Im Anschluss setzt sich die AfD-Demonstration in Bewegung, vornweg werden Transparente des völkischen Vereins „Spektrum aufrechter Demokraten“ (SAD) getragen. Die Gruppe sieht sich als Verbindung zwischen Rechts und Links und richtet sich an ausschließlich an „deutsche Mitbürger und Arbeiter“. Der Vereinsvorsitzende Sandro Oschkinat vergleicht das Magazin Spiegel in einer Rede mit dem Propagandaapparat von Josef Goebbels. Vokabular extrem rechter und antiimperialistischer Gruppen vermischen sich in den Broschüren des Vereins: „Raubtierkapitalismus“, „Überfremdung“, „großkapitalistische Strippenzieher“.
Verbindungen ins stramm rechte Milieu
Das SAD verteilt auf seinem Tisch auch Flyer eines Vereins namens Mittelstandsforum e.V., darin die Behauptung, man sei der einzige Mittelstandsverband mit direktem Draht in die Parlamente und habe eine Kooperation mit 92 Abgeordneten – so viele, wie die AfD-Fraktion im Bundestag Mitglieder hat. Ein Zufall? Unwahrscheinlich. Der vollständige Name des Vereins lautet Mittelstandsforum der Alternative für Deutschland e.V.
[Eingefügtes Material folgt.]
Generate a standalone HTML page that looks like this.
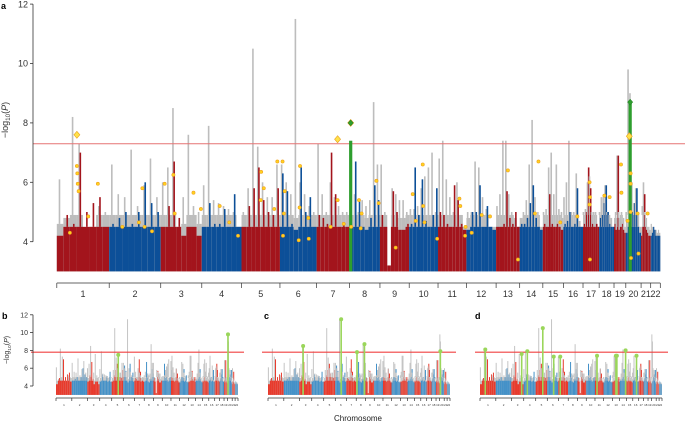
<!DOCTYPE html>
<html><head><meta charset="utf-8">
<style>
html,body{margin:0;padding:0;background:#fff;}
svg{display:block;font-family:"Liberation Sans",sans-serif;}
</style></head>
<body>
<svg id="chart" width="685" height="424" viewBox="0 0 685 424" xmlns="http://www.w3.org/2000/svg">
<text x="1" y="9" font-size="9" font-weight="bold">a</text>
<text x="2" y="319" font-size="9" font-weight="bold">b</text>
<text x="264" y="319" font-size="9" font-weight="bold">c</text>
<text x="475" y="319" font-size="9" font-weight="bold">d</text>
<text x="358" y="421" font-size="8" text-anchor="middle" fill="#222">Chromosome</text>
</svg>
<script>
// ---- data ----
const chromNames=["1","2","3","4","5","6","7","8","9","10","11","12","13","14","15","16","17","18","19","20","21","22"];
const chromBounds=[130,250,368,462,553,641,725,800,870,937,1003,1068,1136,1190,1243,1290,1335,1372,1406,1433,1468,1490,1512];
const coloredPeaks=[
[4.2,4.9,4.6,7.0,5.0,5.3,5.5,4.5],[4.6,4.8,5.0,4.6,5.0,6.0,5.3,5.0],[4.5,5.2,6.7,4.8,4.2,4.5,4.5,4.2],
[4.5,5.3,4.6,4.6,5.1,4.5,5.6,4.5],[4.5,5.2,5.8,6.5,5.4,5.0,4.9,5.8],[6.3,5.7,4.6,4.4,6.5,5.0,5.5,4.5],
[4.9,4.8,4.6,7.0,5.6,4.5,4.6,4.5],[4.5,6.7,5.4,4.5,4.4,4.8,5.9,5.4],[4.9,4.5,3.2,5.7,5.0,4.4,4.4,4.6],
[4.6,6.5,4.9,6.1,4.7,4.5,4.9,5.8],[5.0,4.9,4.6,4.5,5.9,5.4,4.6,4.4],[4.4,5.0,5.0,5.9,4.5,5.2,4.5,4.4],
[4.5,4.5,4.6,5.7,4.8,4.6,5.0,4.5],[4.6,4.6,4.8,5.3,5.9,4.8,4.5,4.4],[4.6,4.5,5.6,4.6,4.5,4.6,4.5,4.4],
[4.6,4.7,5.0,4.5,4.6,5.8,4.5,4.5],[4.6,5.0,6.5,5.8,4.6,4.5,4.6,4.5],[4.8,4.9,5.3,5.9,5.0,4.6,4.5,4.5],
[4.6,4.4,6.9,4.4,4.5,4.6,4.4,4.3],[4.3,4.5,5.0,5.0,5.3,5.8,4.5,4.3],[4.2,4.5,5.6,4.5,4.4,4.3,4.2,4.2],
[4.2,4.3,4.5,4.4,4.2,4.2,4.2,4.2]];
const grayPeaks=[
[6.1,4.8,8.2,7.3,4.4,4.5,5.2,5.0],[6.6,5.6,5.5,7.1,5.2,5.9,6.8,5.5],[6.0,6.5,8.5,4.5,5.5,7.6,5.2,5.0],
[5.9,7.9,5.4,5.3,5.2,5.1,5.0,4.5],[5.0,5.8,10.5,7.2,6.0,5.5,5.5,6.6],[6.6,6.0,5.6,11.5,6.0,5.6,5.2,5.0],
[7.3,5.6,5.0,6.0,5.5,5.2,5.0,5.0],[5.2,5.6,5.0,5.4,5.2,5.4,8.7,6.6],[6.6,5.0,3.2,5.8,5.6,5.4,5.4,5.0],
[5.1,5.1,5.2,5.8,6.2,6.5,7.0,5.0],[6.8,7.4,6.1,5.5,5.0,6.0,4.9,4.5],[5.0,5.0,6.7,6.5,5.5,5.1,4.5,4.5],
[5.2,5.6,7.4,7.4,5.6,5.0,4.8,4.5],[4.8,5.0,5.4,6.6,8.1,5.5,5.0,4.5],[5.0,5.1,6.5,7.0,5.6,6.6,5.1,5.0],
[5.5,6.0,7.4,5.0,5.0,6.3,4.7,4.5],[5.0,5.1,6.0,6.2,5.0,5.0,5.0,4.5],[5.0,5.5,5.5,5.9,5.0,4.9,4.8,4.5],
[4.8,5.0,6.9,5.0,4.9,5.0,4.8,4.5],[5.0,9.8,9.0,6.0,5.3,5.8,5.0,4.5],[4.5,5.2,6.0,5.0,4.8,4.5,4.5,4.4],
[4.6,4.5,4.4,4.4,4.4,4.3,4.4,4.3]];
const yellowPos=[160,176,177,178,180,202,224,280,318,326,331,348,377,397,400,443,460,503,525,545,598,597,604,628,635,647,650,652,648,687,686,684,706,707,757,773,787,804,822,826,828,862,867,906,945,952,968,969,972,1001,1052,1054,1066,1065,1080,1103,1122,1163,1186,1225,1233,1283,1322,1350,1351,1350,1351,1384,1396,1422,1423,1437,1444,1444,1444,1445,1460,1462,1483];
const yellowVal=[4.3,6.55,6.3,5.95,5.7,4.85,5.95,4.5,4.65,5.8,4.5,4.35,5.95,6.25,4.95,5.65,5.1,5.2,4.65,4.2,6.35,5.4,5.8,5.1,6.7,6.7,4.95,5.7,4.2,6.55,5.15,4.05,4.8,4.1,4.5,5.4,4.6,4.5,5.4,4.45,4.95,6.05,5.3,3.8,5.6,4.7,6.6,5.2,4.65,4.1,5.45,5.2,4.5,4.2,4.3,4.9,4.85,6.4,3.4,4.95,6.7,4.65,4.85,6.0,5.5,5.25,3.4,5.55,5.5,6.6,5.65,4.7,6.3,5.95,5.0,3.45,4.95,3.6,4.95];
const yDiamondPos=[176,773,803,1441];
const yDiamondVal=[7.6,7.45,8.0,7.55];
const greenColPos=[803,1443];
const greenColTop=[7.4,8.7];
const greenDiamondVal=[8.0,8.7];
const yTicks=[4,6,8,10,12];
const threshold=7.3;
const smallThreshold=7.8;
const bGreenFrac=[0.342,0.945], bGreenVal=[7.5,9.8];
const cGreenFrac=[0.193,0.402,0.489,0.530,0.947], cGreenVal=[8.5,11.5,7.8,8.7,7.9];
const dGreenFrac=[0.029,0.229,0.260,0.345,0.405,0.441,0.643,0.747,0.752,0.800,0.860], dGreenVal=[8.1,7.6,7.9,10.5,7.3,7.3,7.4,7.4,7.4,8.0,7.4];

// ---- drawing ----
const NS="http://www.w3.org/2000/svg";
const svg=document.getElementById('chart');
function mk(tag,attrs,parent){const e=document.createElementNS(NS,tag);for(const k in attrs)e.setAttribute(k,attrs[k]);(parent||svg).appendChild(e);return e;}

function drawPanel(o){
  const g0=chromBounds[0],g1=chromBounds[chromBounds.length-1];
  const xs=v=>o.x0+(v-g0)/(g1-g0)*(o.x1-o.x0);
  const ys=v=>o.y4-(v-4)*o.unit;
  const g=mk('g',{});
  
  
  const base=ys(3);
  for(let c=0;c<22;c++){
    const a=chromBounds[c],b=chromBounds[c+1],n=coloredPeaks[c].length,w=(b-a)/n;
    const col=c%2===0?o.red:o.blue;
    for(let i=0;i<n;i++){
      const gv=grayPeaks[c][i],cv=coloredPeaks[c][i];
      const xa=xs(a+i*w),xb=xs(a+(i+1)*w),xm=(xa+xb)/2;
      const cb=Math.min(cv,o.cBody);
      const gb=Math.min(gv,cb+0.4);
      mk('rect',{x:xa,y:ys(gb),width:xb-xa,height:base-ys(gb),fill:o.gray},g);
      if(gv>gb) mk('rect',{x:xm-o.spike/2-0.6,y:ys(gv),width:o.spike,height:ys(gb)-ys(gv),fill:o.gray},g);
      const r=mk('rect',{x:xa,y:ys(cb),width:xb-xa,height:base-ys(cb),fill:col},g);
      
      
      if(cv>cb) mk('rect',{x:xm-o.spike/2+0.6,y:ys(cv),width:o.spike,height:ys(cb)-ys(cv),fill:col},g);
    }
  }
  const th=mk('line',{x1:o.lx0,x2:o.lx1,y1:ys(o.th),y2:ys(o.th),stroke:o.thColor,'stroke-width':o.thW},g);
  
  
  if(o.showY){
    const ax=mk('line',{x1:o.ax,x2:o.ax,y1:ys(yTicks[0]),y2:ys(yTicks[yTicks.length-1]),stroke:'#333','stroke-width':0.8},g);
    
    
    yTicks.forEach(t=>{
      mk('line',{x1:o.ax-3,x2:o.ax,y1:ys(t),y2:ys(t),stroke:'#333','stroke-width':0.8},g);
      const tx=mk('text',{x:o.ax-5,y:ys(t)+o.fs*0.35,'font-size':o.fs,'text-anchor':'end',fill:'#333'},g);
      tx.textContent=t;
      
      
    });
    const yl=mk('text',{transform:`translate(${o.ylx},${o.yly}) rotate(-90)`,'font-size':o.fs,'text-anchor':'middle',fill:'#333'},g);
    yl.innerHTML='−log<tspan font-size="'+(o.fs*0.7)+'" dy="2">10</tspan><tspan dy="-2">(</tspan><tspan font-style="italic">P</tspan>)';
    
    
  }
  const xl=mk('line',{x1:xs(g0),x2:xs(g1),y1:o.xay,y2:o.xay,stroke:'#333','stroke-width':0.8},g);
  
  
  chromBounds.forEach(b=>mk('line',{x1:xs(b),x2:xs(b),y1:o.xay,y2:o.xay+o.tick,stroke:'#333','stroke-width':0.7},g));
  for(let c=0;c<22;c++){
    const t=mk('text',{x:(xs(chromBounds[c])+xs(chromBounds[c+1]))/2,y:o.xay+o.lblDy,'font-size':o.xfs,'text-anchor':'middle',fill:'#333'},g);
    t.textContent=chromNames[c];
    
    
  }
  return {xs,ys,g,base};
}

const A=drawPanel({name:'panel-a',showY:true,x0:56.8,x1:660.3,y4:241.7,unit:29.7,red:'#a3141c',blue:'#0c4f98',gray:'#bdbdbd',cBody:4.5,spike:1.6,th:threshold,thColor:'#e57373',thW:1,lx0:33,lx1:685,ax:33,fs:9,ylx:8,yly:120,xay:283,tick:5,lblDy:14,xfs:9});
greenColPos.forEach((p,i)=>{
  const r=mk('rect',{x:A.xs(p)-1.6,y:A.ys(greenColTop[i]),width:3.2,height:A.base-A.ys(greenColTop[i]),fill:'#2e9e2e'},A.g);
  
  
});
yellowPos.forEach((p,i)=>{
  const c=mk('circle',{cx:A.xs(p),cy:A.ys(yellowVal[i]),r:1.6,fill:'#ffd21f',stroke:'#f0a020','stroke-width':0.6},A.g);
  
  
});
yDiamondPos.forEach((p,i)=>{
  const x=A.xs(p),y=A.ys(yDiamondVal[i]);
  const d=mk('polygon',{points:`${x},${y-3.5} ${x+3},${y} ${x},${y+3.5} ${x-3},${y}`,fill:'#ffe24a',stroke:'#e8a020','stroke-width':0.6},A.g);
  
  
});
greenColPos.forEach((p,i)=>{
  const x=A.xs(p),y=A.ys(greenDiamondVal[i]);
  const d=mk('polygon',{points:`${x},${y-3} ${x+2.6},${y} ${x},${y+3} ${x-2.6},${y}`,fill:'#2e9e2e',stroke:'#1c7a1c','stroke-width':0.5},A.g);
  
  
});

function small(name,x0,x1,lx0,lx1,showY,fr,vals){
  const P=drawPanel({name:name,showY:showY,x0:x0,x1:x1,y4:386,unit:8.9,red:'#e83a2c',blue:'#4491c8',gray:'#c4c4c4',cBody:4.6,spike:1,th:smallThreshold,thColor:'#f04040',thW:1.2,lx0:lx0,lx1:lx1,ax:33,fs:7,ylx:9,yly:350,xay:398,tick:3,lblDy:8,xfs:3});
  const g0=chromBounds[0],g1=chromBounds[chromBounds.length-1];
  fr.forEach((f,i)=>{
    const x=P.xs(g0+f*(g1-g0)),y=P.ys(vals[i]);
    const r=mk('rect',{x:x-0.8,y:y,width:1.6,height:P.base-y,fill:'#9ad65a'},P.g);
    
    
    const c=mk('circle',{cx:x,cy:y,r:2,fill:'#9ad65a'},P.g);
    
    
  });
  return P;
}
small('panel-b',56,238,31,244,true,bGreenFrac,bGreenVal);
small('panel-c',268,450,262,456,false,cGreenFrac,cGreenVal);
small('panel-d',480,662,475,668,false,dGreenFrac,dGreenVal);
</script>
</body></html>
Unter dem Banner der AfD als Friedensbewegung ziehen die rechten Gruppen mit bürgerlichem Anstrich durch die schmalen Torgauer Straßen. Die Anhänger rufen die Parole „Merkel muss weg“. Zwischenzeitlich wächst die Demo auf 250 Teilnehmer. Zurück auf dem Marktplatz sprechen der AfD-Abgeordnete Frank Pasemann und Publizist Jürgen Elsässer. Auch ihre Themen sind Russland und Syrien. Dass Assad Giftgas gegen die Bevölkerung eingesetzt habe, glaube er nicht, poltert Pasemann. Das sei „unlogisch und unglaubwürdig“. Elsässer pflichtet ihm bei. Nur dank Putin sei die Situation nicht eskaliert. Sie können sich darauf verlassen, dass ihre Sprüche in entsprechenden Kreisen gut ankommen.